RBS chief Hester says group has no plans to sell off Ulster Bank
THE chief executive of Royal Bank of Scotland (RBS) says his bank has no plan to sell Ulster Bank.
The 100pc-owned Irish unit of RBS is part of the "core" RBS bank, Stephen Hester said in a long interview with the Irish Independent.
RBS has been forced to pump almost £14.3bn (€16.8bn) into Ulster Bank to cope with losses on boomtime lending, prompting speculation that the parent could pull out of Ireland altogether rather than keep ploughing in fresh capital.
That speculation was fuelled further this week by reports that the UK Treasury could ask the government here to take over Ulster Bank.

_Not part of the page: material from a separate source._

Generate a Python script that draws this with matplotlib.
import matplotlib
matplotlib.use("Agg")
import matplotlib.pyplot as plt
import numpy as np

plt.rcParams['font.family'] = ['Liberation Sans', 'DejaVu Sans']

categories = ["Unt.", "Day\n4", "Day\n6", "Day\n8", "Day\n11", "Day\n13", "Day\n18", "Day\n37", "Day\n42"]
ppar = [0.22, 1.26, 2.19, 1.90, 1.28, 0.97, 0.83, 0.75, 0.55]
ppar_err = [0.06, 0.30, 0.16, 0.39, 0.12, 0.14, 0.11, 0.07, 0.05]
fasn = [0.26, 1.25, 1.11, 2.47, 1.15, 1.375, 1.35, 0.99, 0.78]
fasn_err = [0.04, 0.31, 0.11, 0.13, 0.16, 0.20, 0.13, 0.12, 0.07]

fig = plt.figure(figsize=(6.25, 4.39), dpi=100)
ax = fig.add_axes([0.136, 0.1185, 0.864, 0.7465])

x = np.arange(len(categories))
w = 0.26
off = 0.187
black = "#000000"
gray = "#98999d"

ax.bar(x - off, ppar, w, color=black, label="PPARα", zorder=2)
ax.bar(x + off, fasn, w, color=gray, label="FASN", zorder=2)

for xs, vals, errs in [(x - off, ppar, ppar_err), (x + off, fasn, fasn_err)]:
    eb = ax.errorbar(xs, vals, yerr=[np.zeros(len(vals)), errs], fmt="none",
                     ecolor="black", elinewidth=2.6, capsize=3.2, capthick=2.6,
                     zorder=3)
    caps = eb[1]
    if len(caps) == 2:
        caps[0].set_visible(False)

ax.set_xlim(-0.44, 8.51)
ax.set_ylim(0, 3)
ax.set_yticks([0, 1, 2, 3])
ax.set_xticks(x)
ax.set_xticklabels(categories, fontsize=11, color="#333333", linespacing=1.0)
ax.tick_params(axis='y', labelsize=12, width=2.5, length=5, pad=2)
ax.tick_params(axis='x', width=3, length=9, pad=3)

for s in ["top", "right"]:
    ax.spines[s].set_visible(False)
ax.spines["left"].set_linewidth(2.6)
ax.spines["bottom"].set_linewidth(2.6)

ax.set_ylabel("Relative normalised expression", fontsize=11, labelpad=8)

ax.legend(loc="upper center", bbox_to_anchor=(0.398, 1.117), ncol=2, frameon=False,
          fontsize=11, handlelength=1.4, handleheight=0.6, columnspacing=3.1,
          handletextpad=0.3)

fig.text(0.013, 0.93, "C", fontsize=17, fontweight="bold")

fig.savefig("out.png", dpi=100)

However, in a frank response to the question, Stephen Hester said pulling out of Ulster Bank has never made financial sense.

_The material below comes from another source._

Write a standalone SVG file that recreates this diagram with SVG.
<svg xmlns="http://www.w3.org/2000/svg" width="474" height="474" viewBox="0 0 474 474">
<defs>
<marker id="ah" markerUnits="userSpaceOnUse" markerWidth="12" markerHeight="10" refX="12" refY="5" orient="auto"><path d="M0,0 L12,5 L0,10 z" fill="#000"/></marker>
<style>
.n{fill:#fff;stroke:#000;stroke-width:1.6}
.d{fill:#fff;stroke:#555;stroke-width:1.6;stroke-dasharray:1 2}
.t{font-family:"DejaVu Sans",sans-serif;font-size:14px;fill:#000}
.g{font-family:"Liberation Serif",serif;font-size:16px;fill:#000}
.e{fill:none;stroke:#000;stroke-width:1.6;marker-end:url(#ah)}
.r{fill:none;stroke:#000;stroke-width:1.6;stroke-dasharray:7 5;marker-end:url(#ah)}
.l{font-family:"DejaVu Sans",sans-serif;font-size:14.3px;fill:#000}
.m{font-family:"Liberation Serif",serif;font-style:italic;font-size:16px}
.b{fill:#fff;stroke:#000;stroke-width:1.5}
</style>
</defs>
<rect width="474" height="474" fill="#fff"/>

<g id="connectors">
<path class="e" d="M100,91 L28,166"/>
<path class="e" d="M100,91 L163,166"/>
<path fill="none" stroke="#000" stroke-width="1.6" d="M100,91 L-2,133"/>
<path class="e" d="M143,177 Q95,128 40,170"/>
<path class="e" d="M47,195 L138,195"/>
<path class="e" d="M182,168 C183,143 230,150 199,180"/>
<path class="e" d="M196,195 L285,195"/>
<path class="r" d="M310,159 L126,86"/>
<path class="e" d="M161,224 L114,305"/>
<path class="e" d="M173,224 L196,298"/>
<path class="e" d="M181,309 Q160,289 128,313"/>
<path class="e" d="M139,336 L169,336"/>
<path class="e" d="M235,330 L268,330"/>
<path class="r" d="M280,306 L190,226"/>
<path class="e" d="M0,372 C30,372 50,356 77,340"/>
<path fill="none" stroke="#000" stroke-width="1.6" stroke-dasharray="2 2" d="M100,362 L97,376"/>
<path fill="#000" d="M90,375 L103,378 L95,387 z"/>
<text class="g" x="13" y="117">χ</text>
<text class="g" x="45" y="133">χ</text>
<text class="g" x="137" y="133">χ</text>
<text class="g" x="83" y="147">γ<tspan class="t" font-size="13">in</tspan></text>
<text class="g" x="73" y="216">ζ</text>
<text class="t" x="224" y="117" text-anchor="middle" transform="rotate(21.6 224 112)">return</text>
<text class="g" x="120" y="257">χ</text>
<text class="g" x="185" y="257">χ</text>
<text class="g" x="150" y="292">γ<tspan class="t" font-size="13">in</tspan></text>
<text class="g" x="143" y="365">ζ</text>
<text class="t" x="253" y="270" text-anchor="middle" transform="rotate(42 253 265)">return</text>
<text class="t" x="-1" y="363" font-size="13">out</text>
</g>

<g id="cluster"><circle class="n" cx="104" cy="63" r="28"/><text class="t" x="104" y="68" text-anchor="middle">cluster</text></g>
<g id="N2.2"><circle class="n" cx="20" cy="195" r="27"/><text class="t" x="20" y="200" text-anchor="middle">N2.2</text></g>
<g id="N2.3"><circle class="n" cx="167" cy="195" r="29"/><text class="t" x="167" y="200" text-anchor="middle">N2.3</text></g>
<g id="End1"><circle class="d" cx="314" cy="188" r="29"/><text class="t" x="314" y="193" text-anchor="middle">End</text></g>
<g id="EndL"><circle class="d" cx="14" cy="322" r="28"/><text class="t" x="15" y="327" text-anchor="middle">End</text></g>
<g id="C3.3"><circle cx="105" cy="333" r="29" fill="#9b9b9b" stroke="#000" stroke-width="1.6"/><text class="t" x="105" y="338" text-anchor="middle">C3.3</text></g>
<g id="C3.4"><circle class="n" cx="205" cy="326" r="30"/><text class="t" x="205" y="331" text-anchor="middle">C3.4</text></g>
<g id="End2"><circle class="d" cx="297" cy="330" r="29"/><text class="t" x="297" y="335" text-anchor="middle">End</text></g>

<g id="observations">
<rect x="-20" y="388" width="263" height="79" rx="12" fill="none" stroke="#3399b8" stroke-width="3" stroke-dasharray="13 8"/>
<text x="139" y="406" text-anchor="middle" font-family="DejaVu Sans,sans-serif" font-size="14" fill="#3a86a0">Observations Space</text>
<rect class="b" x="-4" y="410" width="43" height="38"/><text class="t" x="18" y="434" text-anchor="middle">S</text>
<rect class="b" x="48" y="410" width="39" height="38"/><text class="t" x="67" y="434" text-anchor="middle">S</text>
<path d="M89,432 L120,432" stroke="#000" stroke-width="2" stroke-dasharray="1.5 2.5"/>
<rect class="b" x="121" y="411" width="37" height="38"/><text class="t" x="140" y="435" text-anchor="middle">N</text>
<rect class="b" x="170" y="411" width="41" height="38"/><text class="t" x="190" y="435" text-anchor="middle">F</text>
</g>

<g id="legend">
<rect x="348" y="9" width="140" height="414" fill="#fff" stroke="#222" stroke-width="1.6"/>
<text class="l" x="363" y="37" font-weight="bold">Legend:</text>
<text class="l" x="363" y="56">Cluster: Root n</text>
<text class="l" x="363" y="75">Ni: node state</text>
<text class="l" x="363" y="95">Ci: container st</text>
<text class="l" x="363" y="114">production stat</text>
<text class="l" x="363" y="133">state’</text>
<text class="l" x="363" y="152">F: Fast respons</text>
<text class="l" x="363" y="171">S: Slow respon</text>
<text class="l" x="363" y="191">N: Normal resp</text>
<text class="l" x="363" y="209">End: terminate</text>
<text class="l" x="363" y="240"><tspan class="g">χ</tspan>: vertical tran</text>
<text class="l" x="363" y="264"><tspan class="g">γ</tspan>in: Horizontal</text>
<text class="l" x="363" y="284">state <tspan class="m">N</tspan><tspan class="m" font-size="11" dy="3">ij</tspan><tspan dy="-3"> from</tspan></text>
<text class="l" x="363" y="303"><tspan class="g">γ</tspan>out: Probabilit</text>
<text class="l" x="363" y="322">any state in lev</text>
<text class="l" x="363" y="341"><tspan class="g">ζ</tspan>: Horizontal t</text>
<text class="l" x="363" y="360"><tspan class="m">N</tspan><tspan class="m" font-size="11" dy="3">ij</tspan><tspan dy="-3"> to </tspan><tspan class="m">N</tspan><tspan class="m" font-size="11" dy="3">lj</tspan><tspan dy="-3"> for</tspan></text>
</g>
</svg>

"Keeping Ulster Bank was always 'Plan A.' Of course we looked at alternatives, but there has never been a moment in the last five years when leaving Ireland was the preferred option," he said.
Career banker Hester was brought in as an outsider to turn around RBS by the then Labour government in 2008.

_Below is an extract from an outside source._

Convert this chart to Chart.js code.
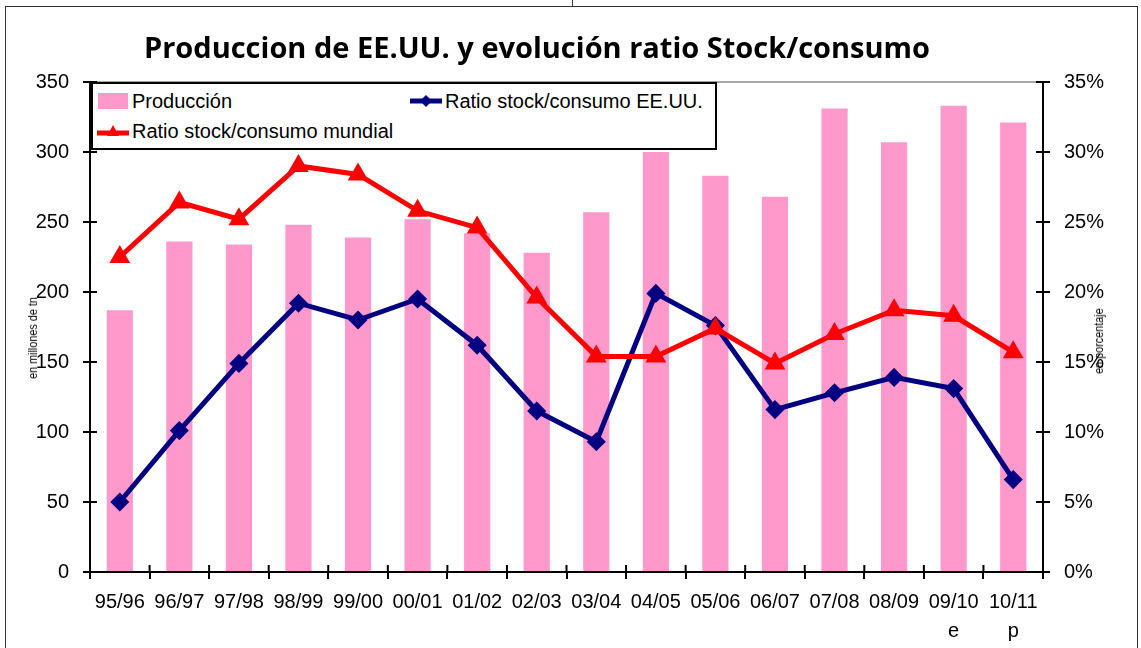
<!DOCTYPE html>
<html>
<head>
<meta charset="utf-8">
<script src="https://cdn.jsdelivr.net/npm/chart.js@4"></script>
<style>
  body { margin: 0; background: #fff; }
  #wrap { position: relative; width: 1141px; height: 648px; overflow: hidden; }
  #frame { position: absolute; left: 5px; top: 6px; width: 1131px; height: 700px; border: 1.5px solid #333; }
  #notch { position: absolute; left: 572px; top: 0; width: 1px; height: 6px; background: #333; }
  canvas { position: absolute; left: 0; top: 0; }
  #title { position: absolute; left: 0; width: 1074px; top: 27px; text-align: center;
           font: bold 29px "Open Sans", sans-serif; color: #000; }
  .axt { position: absolute; font: 12px "Liberation Sans", sans-serif; color: #000;
         transform: translate(-50%, -50%) rotate(-90deg) scaleX(0.9); white-space: nowrap; }
  #legend { position: absolute; left: 91px; top: 82px; width: 622px; height: 64px; background: #fff;
            border: 2px solid #000; font: 20px "Liberation Sans", sans-serif; color: #000; }
  .li { position: absolute; display: flex; align-items: center; white-space: nowrap; }
  .li svg { margin-right: 3px; }
</style>
</head>
<body>
<div id="wrap">
  <div id="frame"></div>
  <div id="notch"></div>
  <canvas id="chart"></canvas>
  <div id="title">Produccion de EE.UU. y evolución ratio Stock/consumo</div>
  <div class="axt" style="left:33px; top:338px;">en millones de tn</div>
  <div class="axt" style="left:1099px; top:341px;">en porcentaje</div>
  <div id="legend">
    <div class="li" style="left:4px; top:2px; height:30px;">
      <svg width="32" height="18"><rect x="1" y="1" width="30" height="16" fill="#FF99CC"/></svg>Producción
    </div>
    <div class="li" style="left:317px; top:2px; height:30px;">
      <svg width="32" height="18"><line x1="0" y1="9" x2="32" y2="9" stroke="#000080" stroke-width="5"/><polygon points="16,3 22,9 16,15 10,9" fill="#000080"/></svg>Ratio stock/consumo EE.UU.
    </div>
    <div class="li" style="left:4px; top:32px; height:30px;">
      <svg width="32" height="18"><line x1="0" y1="11" x2="32" y2="11" stroke="#FF0000" stroke-width="5"/><polygon points="16,3 22,14 10,14" fill="#FF0000"/></svg>Ratio stock/consumo mundial
    </div>
  </div>
</div>
<script>
const campaigns = ['95/96', '96/97', '97/98', '98/99', '99/00', '00/01', '01/02', '02/03',
                   '03/04', '04/05', '05/06', '06/07', '07/08', '08/09', ['09/10', 'e'], ['10/11', 'p']];
const produccion = [187, 236, 234, 248, 239, 252, 242, 228, 257, 300, 283, 268, 331, 307, 333, 321];
const ratioEEUU = [5.0, 10.1, 14.9, 19.2, 18.0, 19.5, 16.2, 11.5, 9.3, 19.9, 17.6, 11.6, 12.8, 13.9, 13.1, 6.6];
const ratioMundial = [22.5, 26.4, 25.2, 29.0, 28.4, 25.8, 24.6, 19.6, 15.4, 15.4, 17.4, 14.9, 17.0, 18.7, 18.3, 15.7];

const tickFont = { family: '"Liberation Sans", sans-serif', size: 20 };

// inner half of the "cross" tick marks + grey top border of the plot area
const crossTicks = {
    id: 'crossTicks',
    afterDraw(chart) {
        const ctx = chart.ctx, a = chart.chartArea;
        ctx.save();
        ctx.strokeStyle = '#888';
        ctx.lineWidth = 1.5;
        ctx.beginPath(); ctx.moveTo(a.left, a.top); ctx.lineTo(a.right, a.top); ctx.stroke();
        ctx.strokeStyle = '#000';
        ctx.lineWidth = 2;
        ctx.beginPath();
        const y = chart.scales.y, y1 = chart.scales.y1, x = chart.scales.x;
        y.ticks.forEach(t => { const p = y.getPixelForValue(t.value); ctx.moveTo(a.left, p); ctx.lineTo(a.left + 7, p); });
        y1.ticks.forEach(t => { const p = y1.getPixelForValue(t.value); ctx.moveTo(a.right, p); ctx.lineTo(a.right - 7, p); });
        const half = (x.getPixelForValue(1) - x.getPixelForValue(0)) / 2;
        for (let i = 0; i <= campaigns.length; i++) {
            const p = x.getPixelForValue(0) - half + i * half * 2;
            ctx.moveTo(p, a.bottom); ctx.lineTo(p, a.bottom - 7);
        }
        ctx.stroke();
        ctx.restore();
    }
};

new Chart(document.getElementById('chart'), {
    type: 'bar',
    data: {
        labels: campaigns,
        datasets: [
            {
                type: 'line', label: 'Ratio stock/consumo EE.UU.', data: ratioEEUU, yAxisID: 'y1',
                borderColor: '#000080', backgroundColor: '#000080', borderWidth: 5,
                pointStyle: 'rectRot', pointRadius: 6, tension: 0, order: 1
            },
            {
                type: 'line', label: 'Ratio stock/consumo mundial', data: ratioMundial, yAxisID: 'y1',
                borderColor: '#FF0000', backgroundColor: '#FF0000', borderWidth: 5,
                pointStyle: 'triangle', pointRadius: 7, tension: 0, order: 0
            },
            {
                label: 'Producción', data: produccion, yAxisID: 'y',
                backgroundColor: '#FF99CC', barPercentage: 0.44, categoryPercentage: 1, order: 2
            }
        ]
    },
    options: {
        responsive: true,
        maintainAspectRatio: false,
        animation: false,
        layout: { padding: { top: 82, left: 0, right: 0, bottom: 0 } },
        plugins: { legend: { display: false }, title: { display: false }, tooltip: { enabled: false } },
        scales: {
            x: {
                grid: { drawOnChartArea: false, offset: true, tickLength: 7, color: '#000', lineWidth: 2 },
                border: { color: '#000', width: 2 },
                ticks: { color: '#000', font: { ...tickFont, lineHeight: 1.45 }, padding: 9, maxRotation: 0, autoSkip: false },
                afterFit: s => { s.height = 76; }
            },
            y: {
                position: 'left', min: 0, max: 350,
                ticks: { stepSize: 50, color: '#000', font: tickFont, padding: 14 },
                grid: { drawOnChartArea: false, tickLength: 7, color: '#000', lineWidth: 2 },
                border: { color: '#000', width: 2 },
                afterFit: s => { s.width = 90; }
            },
            y1: {
                position: 'right', min: 0, max: 35,
                ticks: { stepSize: 5, color: '#000', font: tickFont, padding: 14, callback: v => v + '%' },
                grid: { drawOnChartArea: false, tickLength: 7, color: '#000', lineWidth: 2 },
                border: { color: '#000', width: 2 },
                afterFit: s => { s.width = 98; }
            }
        }
    },
    plugins: [crossTicks]
});
</script>
</body>
</html>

The costs of keeping Ulster Bank were under review as he unsentimentally slashed the size of the global bank by selling some units and shutting others.
His comments come ahead of the publication later this month of a high-level report on the future of RBS by a British parliamentary commission on banking standards.
RBS is state-owned. The report will include an option of splitting RBS into a 'good' or 'core bank' and 'bad' bank as it is readied for a return to private ownership.
The bank has already spilt itself internally, but the commission proposal would be for a bigger break-up.
The report will be considered by UK Chancellor George Osborne, who ultimately controls RBS through the UK's 81pc stake in the bank.
The implications for Ulster Bank of even a 'good/bad' split are unclear.
An option not in the parliamentary commission report but that has been looked at by UK civil servants is to hand Ulster Bank to the government here in exchange for a share of NAMA assets in the UK.
That suggestion did not come from within RBS, according to sources at the bank, and it is not seen as a runner in Dublin where the Government is trying to exit banks it already owns.
On the wider Irish recovery Hester said he sensed a strong "sense of determination, and relative unity within Ireland to follow through to fix the country's well-known problems".
There are encouraging signs here, he said, including in the property market and declining unemployment as well as the balance of payments and the Government's own healthier finances.
He said the focus for Ulster Bank having survived the crash is to improve as a bank and ultimately make a return on its shareholder's capital.